Exercise prompt — Among the records that follow, find the line with "Reproduce this chart with Plotly." and the line with "0.30, 0.21, 0.16, 0.12, 0.09, 0.07, 0.04, 0.015, 0.0, -0.005]". Set down those lines and all lines between them exactly, without adding anything.

Data shown —
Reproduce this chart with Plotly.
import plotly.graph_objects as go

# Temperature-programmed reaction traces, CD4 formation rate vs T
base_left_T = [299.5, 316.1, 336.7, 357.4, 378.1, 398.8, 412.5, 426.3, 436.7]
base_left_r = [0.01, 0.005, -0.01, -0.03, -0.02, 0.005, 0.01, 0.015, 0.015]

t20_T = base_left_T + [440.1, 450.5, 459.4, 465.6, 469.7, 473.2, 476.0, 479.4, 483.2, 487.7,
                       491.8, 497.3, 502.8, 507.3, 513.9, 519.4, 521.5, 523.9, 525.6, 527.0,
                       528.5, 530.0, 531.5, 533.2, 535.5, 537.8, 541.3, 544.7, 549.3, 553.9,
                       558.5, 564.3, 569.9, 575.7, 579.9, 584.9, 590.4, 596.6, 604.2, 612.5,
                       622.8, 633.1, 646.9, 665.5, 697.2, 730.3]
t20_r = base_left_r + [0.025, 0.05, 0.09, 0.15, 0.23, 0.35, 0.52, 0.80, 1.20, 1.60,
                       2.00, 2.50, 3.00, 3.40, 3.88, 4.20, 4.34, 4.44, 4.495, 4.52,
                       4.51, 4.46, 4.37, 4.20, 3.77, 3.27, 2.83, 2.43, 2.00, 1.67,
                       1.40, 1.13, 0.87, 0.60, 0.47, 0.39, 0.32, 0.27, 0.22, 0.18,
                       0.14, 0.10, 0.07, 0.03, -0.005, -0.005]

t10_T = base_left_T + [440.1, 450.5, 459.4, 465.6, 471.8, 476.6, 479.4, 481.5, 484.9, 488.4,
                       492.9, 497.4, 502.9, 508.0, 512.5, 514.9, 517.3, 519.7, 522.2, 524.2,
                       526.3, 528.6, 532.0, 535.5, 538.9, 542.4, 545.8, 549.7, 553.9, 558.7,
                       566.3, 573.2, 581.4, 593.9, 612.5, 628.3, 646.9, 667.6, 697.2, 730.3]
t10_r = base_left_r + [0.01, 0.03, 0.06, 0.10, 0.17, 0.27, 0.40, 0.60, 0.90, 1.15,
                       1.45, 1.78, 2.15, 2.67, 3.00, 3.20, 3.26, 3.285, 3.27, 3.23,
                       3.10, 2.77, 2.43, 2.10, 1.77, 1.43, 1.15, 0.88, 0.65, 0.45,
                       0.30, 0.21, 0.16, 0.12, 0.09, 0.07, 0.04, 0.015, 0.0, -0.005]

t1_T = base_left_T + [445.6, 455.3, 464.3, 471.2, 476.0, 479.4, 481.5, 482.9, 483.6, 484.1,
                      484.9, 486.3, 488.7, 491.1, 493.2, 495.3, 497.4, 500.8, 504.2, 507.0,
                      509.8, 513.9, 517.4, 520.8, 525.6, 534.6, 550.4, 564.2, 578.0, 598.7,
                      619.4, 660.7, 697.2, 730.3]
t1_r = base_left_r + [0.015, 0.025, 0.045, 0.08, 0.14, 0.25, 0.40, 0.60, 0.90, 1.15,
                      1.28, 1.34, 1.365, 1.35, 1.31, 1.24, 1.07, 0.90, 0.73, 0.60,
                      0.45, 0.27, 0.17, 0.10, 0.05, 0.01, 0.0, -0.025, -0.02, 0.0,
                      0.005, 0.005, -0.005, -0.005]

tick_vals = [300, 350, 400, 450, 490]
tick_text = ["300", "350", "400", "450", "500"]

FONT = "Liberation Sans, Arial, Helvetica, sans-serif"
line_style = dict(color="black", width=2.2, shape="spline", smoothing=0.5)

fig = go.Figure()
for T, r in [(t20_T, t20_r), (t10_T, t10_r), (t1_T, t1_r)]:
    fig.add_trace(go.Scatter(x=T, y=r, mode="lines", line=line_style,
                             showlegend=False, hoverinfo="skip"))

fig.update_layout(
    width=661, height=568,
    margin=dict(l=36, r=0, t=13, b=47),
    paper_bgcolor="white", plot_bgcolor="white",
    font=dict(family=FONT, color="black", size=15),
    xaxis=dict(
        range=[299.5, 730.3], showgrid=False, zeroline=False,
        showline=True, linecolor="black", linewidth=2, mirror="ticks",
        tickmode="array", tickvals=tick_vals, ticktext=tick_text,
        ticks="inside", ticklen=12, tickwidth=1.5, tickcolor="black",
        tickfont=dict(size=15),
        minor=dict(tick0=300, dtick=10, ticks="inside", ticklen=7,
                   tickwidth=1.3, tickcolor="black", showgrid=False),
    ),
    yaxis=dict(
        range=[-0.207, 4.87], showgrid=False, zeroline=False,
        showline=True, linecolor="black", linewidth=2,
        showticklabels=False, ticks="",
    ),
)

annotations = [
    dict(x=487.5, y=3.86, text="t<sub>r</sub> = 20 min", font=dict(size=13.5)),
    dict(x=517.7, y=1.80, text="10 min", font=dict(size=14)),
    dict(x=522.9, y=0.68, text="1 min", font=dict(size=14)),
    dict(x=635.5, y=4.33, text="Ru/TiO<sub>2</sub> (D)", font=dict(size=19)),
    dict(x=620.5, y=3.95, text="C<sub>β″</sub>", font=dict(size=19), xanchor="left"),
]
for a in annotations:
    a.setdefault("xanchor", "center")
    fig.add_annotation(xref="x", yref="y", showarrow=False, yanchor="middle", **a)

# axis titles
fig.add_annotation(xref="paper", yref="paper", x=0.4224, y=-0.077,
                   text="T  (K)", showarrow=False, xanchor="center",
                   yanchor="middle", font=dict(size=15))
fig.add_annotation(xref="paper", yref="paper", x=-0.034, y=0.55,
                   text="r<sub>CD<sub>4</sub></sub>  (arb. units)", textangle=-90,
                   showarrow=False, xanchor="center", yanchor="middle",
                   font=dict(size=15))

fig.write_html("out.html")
---
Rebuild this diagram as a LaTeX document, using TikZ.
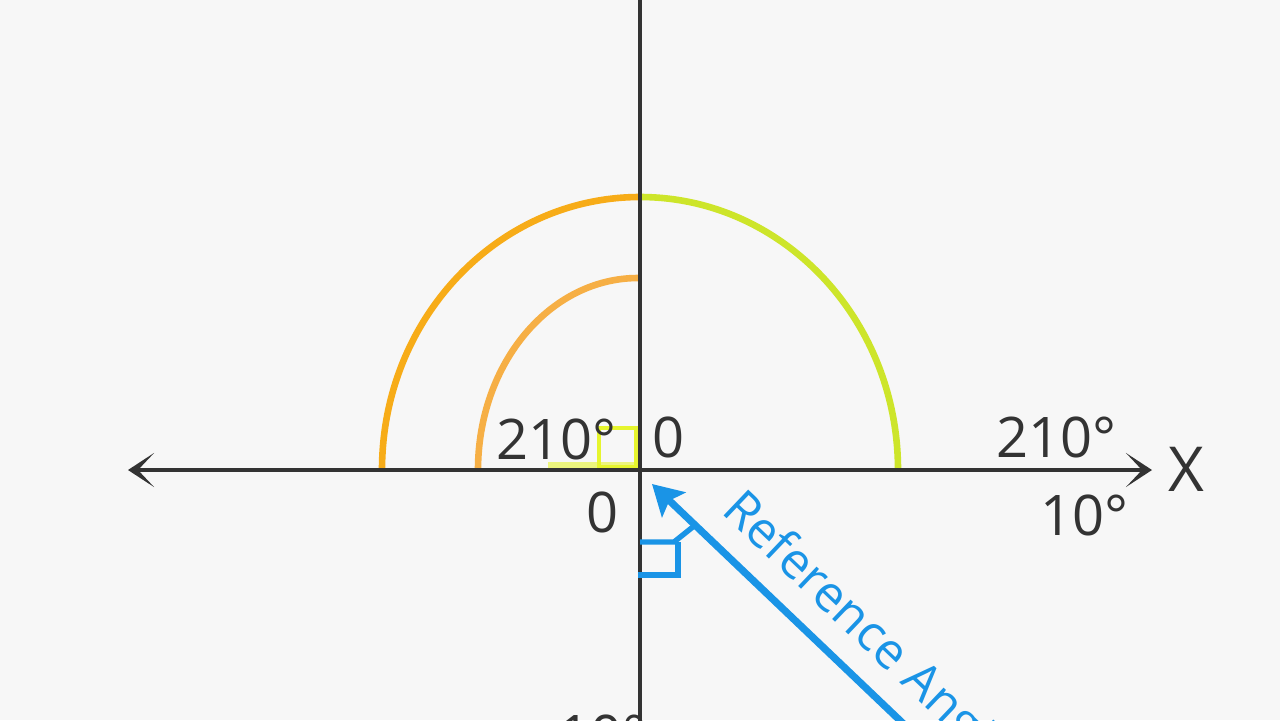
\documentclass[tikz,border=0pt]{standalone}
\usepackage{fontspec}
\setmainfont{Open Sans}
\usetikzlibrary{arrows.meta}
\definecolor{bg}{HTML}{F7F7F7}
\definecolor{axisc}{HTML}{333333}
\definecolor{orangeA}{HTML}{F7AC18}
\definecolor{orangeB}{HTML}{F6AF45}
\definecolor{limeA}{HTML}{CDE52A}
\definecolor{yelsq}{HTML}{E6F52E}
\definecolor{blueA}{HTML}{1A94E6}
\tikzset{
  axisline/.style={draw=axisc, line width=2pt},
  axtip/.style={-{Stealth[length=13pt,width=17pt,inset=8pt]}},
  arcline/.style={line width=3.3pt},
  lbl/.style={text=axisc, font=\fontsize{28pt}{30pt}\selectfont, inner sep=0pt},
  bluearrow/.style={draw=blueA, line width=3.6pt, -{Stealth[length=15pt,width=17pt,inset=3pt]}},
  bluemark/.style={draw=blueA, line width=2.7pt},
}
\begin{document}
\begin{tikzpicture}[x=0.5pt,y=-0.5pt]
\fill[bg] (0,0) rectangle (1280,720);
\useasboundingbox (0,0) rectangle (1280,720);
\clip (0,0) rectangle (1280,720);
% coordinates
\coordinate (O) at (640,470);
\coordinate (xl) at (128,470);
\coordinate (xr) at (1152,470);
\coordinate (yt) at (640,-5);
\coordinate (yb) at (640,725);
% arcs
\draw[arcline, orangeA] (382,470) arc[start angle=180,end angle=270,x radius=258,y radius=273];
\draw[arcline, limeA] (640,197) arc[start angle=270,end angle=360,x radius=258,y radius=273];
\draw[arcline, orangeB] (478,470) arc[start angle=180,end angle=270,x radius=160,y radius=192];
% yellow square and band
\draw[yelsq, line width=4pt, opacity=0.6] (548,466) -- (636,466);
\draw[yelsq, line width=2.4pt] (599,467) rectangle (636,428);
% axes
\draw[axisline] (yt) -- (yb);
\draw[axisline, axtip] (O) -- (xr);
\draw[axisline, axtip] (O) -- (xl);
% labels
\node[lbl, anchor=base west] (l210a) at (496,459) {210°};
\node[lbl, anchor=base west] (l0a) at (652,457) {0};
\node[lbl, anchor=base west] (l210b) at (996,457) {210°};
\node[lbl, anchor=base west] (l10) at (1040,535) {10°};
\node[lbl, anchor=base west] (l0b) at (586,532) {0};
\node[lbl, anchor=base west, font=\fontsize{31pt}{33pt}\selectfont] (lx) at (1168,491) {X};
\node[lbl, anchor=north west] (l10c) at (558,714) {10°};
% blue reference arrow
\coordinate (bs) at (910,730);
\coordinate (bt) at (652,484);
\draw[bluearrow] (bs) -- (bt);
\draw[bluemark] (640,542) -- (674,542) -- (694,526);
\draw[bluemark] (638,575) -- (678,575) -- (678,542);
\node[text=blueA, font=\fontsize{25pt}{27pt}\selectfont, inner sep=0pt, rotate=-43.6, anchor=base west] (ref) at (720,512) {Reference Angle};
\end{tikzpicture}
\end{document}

Full answer —
Reproduce this chart with Plotly.
import plotly.graph_objects as go

# Temperature-programmed reaction traces, CD4 formation rate vs T
base_left_T = [299.5, 316.1, 336.7, 357.4, 378.1, 398.8, 412.5, 426.3, 436.7]
base_left_r = [0.01, 0.005, -0.01, -0.03, -0.02, 0.005, 0.01, 0.015, 0.015]

t20_T = base_left_T + [440.1, 450.5, 459.4, 465.6, 469.7, 473.2, 476.0, 479.4, 483.2, 487.7,
                       491.8, 497.3, 502.8, 507.3, 513.9, 519.4, 521.5, 523.9, 525.6, 527.0,
                       528.5, 530.0, 531.5, 533.2, 535.5, 537.8, 541.3, 544.7, 549.3, 553.9,
                       558.5, 564.3, 569.9, 575.7, 579.9, 584.9, 590.4, 596.6, 604.2, 612.5,
                       622.8, 633.1, 646.9, 665.5, 697.2, 730.3]
t20_r = base_left_r + [0.025, 0.05, 0.09, 0.15, 0.23, 0.35, 0.52, 0.80, 1.20, 1.60,
                       2.00, 2.50, 3.00, 3.40, 3.88, 4.20, 4.34, 4.44, 4.495, 4.52,
                       4.51, 4.46, 4.37, 4.20, 3.77, 3.27, 2.83, 2.43, 2.00, 1.67,
                       1.40, 1.13, 0.87, 0.60, 0.47, 0.39, 0.32, 0.27, 0.22, 0.18,
                       0.14, 0.10, 0.07, 0.03, -0.005, -0.005]

t10_T = base_left_T + [440.1, 450.5, 459.4, 465.6, 471.8, 476.6, 479.4, 481.5, 484.9, 488.4,
                       492.9, 497.4, 502.9, 508.0, 512.5, 514.9, 517.3, 519.7, 522.2, 524.2,
                       526.3, 528.6, 532.0, 535.5, 538.9, 542.4, 545.8, 549.7, 553.9, 558.7,
                       566.3, 573.2, 581.4, 593.9, 612.5, 628.3, 646.9, 667.6, 697.2, 730.3]
t10_r = base_left_r + [0.01, 0.03, 0.06, 0.10, 0.17, 0.27, 0.40, 0.60, 0.90, 1.15,
                       1.45, 1.78, 2.15, 2.67, 3.00, 3.20, 3.26, 3.285, 3.27, 3.23,
                       3.10, 2.77, 2.43, 2.10, 1.77, 1.43, 1.15, 0.88, 0.65, 0.45,
                       0.30, 0.21, 0.16, 0.12, 0.09, 0.07, 0.04, 0.015, 0.0, -0.005]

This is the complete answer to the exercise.